This comes on the back of an intense customer sentiment study that started in April 2020, which found that consumers were determined to return to travel and wanted to begin planning for future trips during the government-imposed lockdown, explained Ben Angell, vice president and managing director, APAC, during a hybrid press conference for select media on December 2.

Norwegian Spirit will be deployed to Asia in 2021

That strong desire for travel was reflected in forward booking spikes in markets such as the UK, Australia and the Asia region despite pandemic challenges, Angell said.

“Customers told us that they want to stand by us and see us succeed,” shared Angell, adding that Asian markets are now contributing 80 per cent of advance bookings for NCL’s 2022 and 2023 sailings.

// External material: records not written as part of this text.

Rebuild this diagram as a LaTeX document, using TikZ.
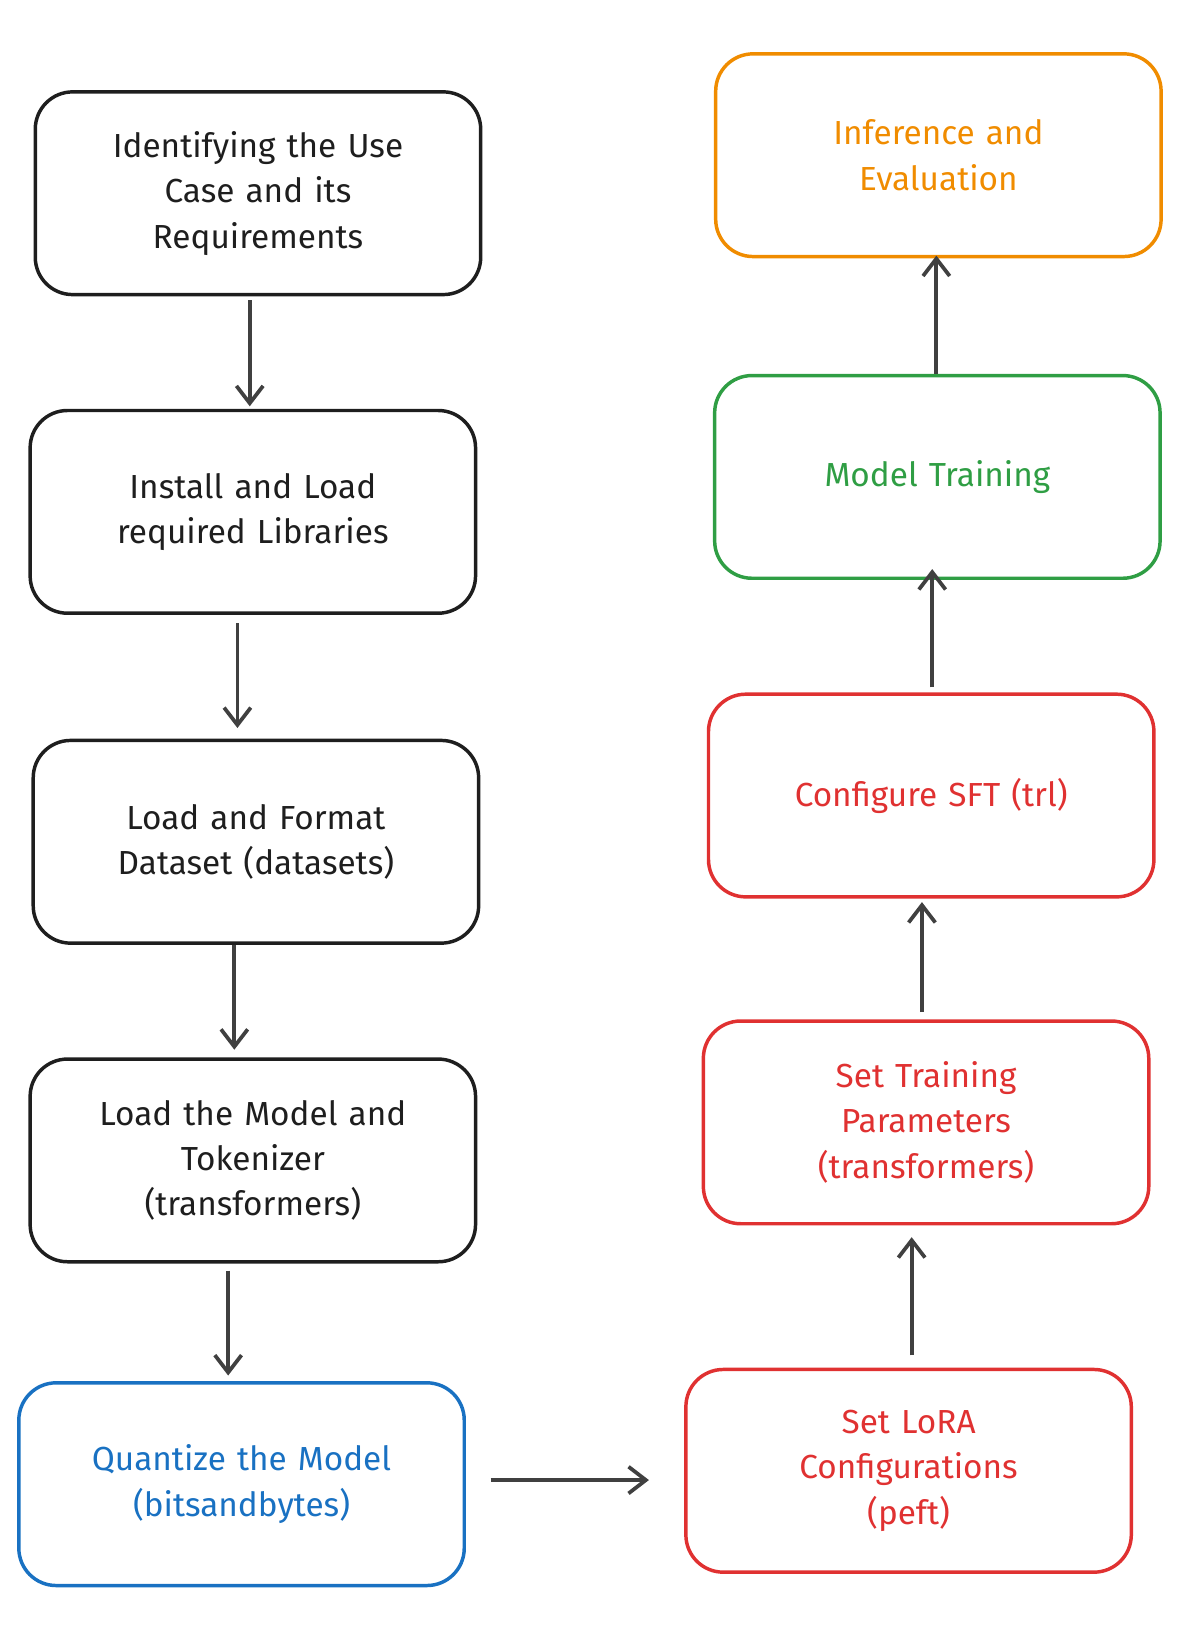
\documentclass[tikz,border=0pt]{standalone}
\usetikzlibrary{arrows.meta}
\usepackage{fontspec}
\setmainfont{Fira Sans}
\definecolor{cblack}{HTML}{1E1E1E}
\definecolor{corange}{HTML}{F08C00}
\definecolor{cgreen}{HTML}{2F9E44}
\definecolor{cred}{HTML}{E03131}
\definecolor{cblue}{HTML}{1971C2}
\begin{document}
\begin{tikzpicture}[x=0.7707pt,y=-0.7707pt,
  box/.style={draw,line width=2.6pt,rounded corners=28pt,minimum width=334pt,minimum height=152pt,align=center,text width=300pt,font=\fontsize{25}{34}\selectfont},
  arr/.style={draw=cblack!85,line width=2.8pt,-{Straight Barb[length=13pt,width=20pt]}}]
\useasboundingbox (0,0) rectangle (1160,1582);
\node[box,draw=cblack,text=cblack] (a) at (251,188) {Identifying the Use\\Case and its\\Requirements};
\node[box,draw=cblack,text=cblack] (b) at (246,498) {Install and Load\\required Libraries};
\node[box,draw=cblack,text=cblack] (c) at (249,819) {Load and Format\\Dataset (datasets)};
\node[box,draw=cblack,text=cblack] (d) at (246,1129) {Load the Model and\\Tokenizer\\(transformers)};
\node[box,draw=cblue,text=cblue] (e) at (235,1444) {Quantize the Model\\(bitsandbytes)};
\node[box,draw=cred,text=cred] (f) at (884,1431) {Set LoRA\\Configurations\\(peft)};
\node[box,draw=cred,text=cred] (g) at (901,1092) {Set Training\\Parameters\\(transformers)};
\node[box,draw=cred,text=cred] (h) at (906,774) {Configure SFT (trl)};
\node[box,draw=cgreen,text=cgreen] (i) at (912,464) {Model Training};
\node[box,draw=corange,text=corange] (j) at (913,151) {Inference and\\Evaluation};
\draw[arr] (a.south) ++(-8,4) -- ++(0,103);
\draw[arr] (b.south) ++(-15,8) -- ++(0,102);
\draw[arr] (c.south) ++(-21,0) -- ++(0,102);
\draw[arr] (d.south) ++(-24,7) -- ++(0,102);
\draw[arr] (e.east) ++(24,-4) -- ++(154,0);
\draw[arr] (f.north) ++(3,-12) -- ++(0,-115);
\draw[arr] (g.north) ++(-4,-7) -- ++(0,-107);
\draw[arr] (h.north) ++(1,-5) -- ++(0,-115);
\draw[arr] (i.north) ++(-1,0) -- ++(0,-115);
\end{tikzpicture}
\end{document}
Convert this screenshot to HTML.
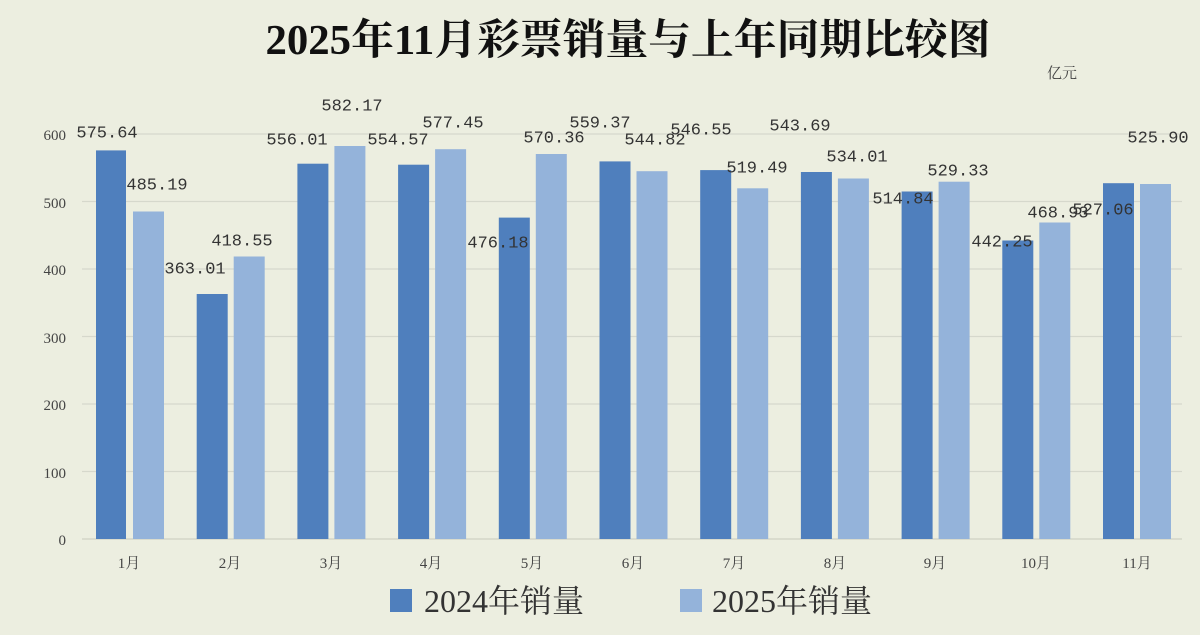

According to Angell, the new advertising campaign, bearing the slogan “Break free” and accompanied by British rock band Queen’s I Want to Break Free song, will be a “departure from NCL’s usual style of advertising” and aims to inspire consumers to “get excited now about their next holiday experience”.

The video advertisement accompanying the new campaign will project NCL’s key selling points – a young fleet that is rich in onboard experiences.

Angell said NCL has “not done enough” in the past years to convey the cruise line’s unique propositions, and the latest campaign will strengthen its market presence.

Backing the campaign’s promise is an Asian deployment of the newly-refurbished Norwegian Spirit and Norwegian Sun in end-2021.

Angell expressed particular excitement over Norwegian Spirit, emphasising its “adult-centric and laidback luxury” appeal, with an “upsized spa” among its many highlights.

He also expressed a deep commitment to the Asian cruising market, which the company expects to fill its Asian sailings in a post-lockdown era. To tap “significant growth opportunities” in the region, NCL recently brought travel and tourism industry veteran, Nicholas Lim, into the role of general manager, sales Asia.

Based in Singapore, Lim was last president (Asia) of Trafalgar Travel and managing director of The Travel Corporation, where he played a crucial role in boosting the company’s Asian presence while mapping out growth strategies for all market segments in the region.

Angell added that Lim has “extensive experience” in Asian markets that NCL is keen on developing.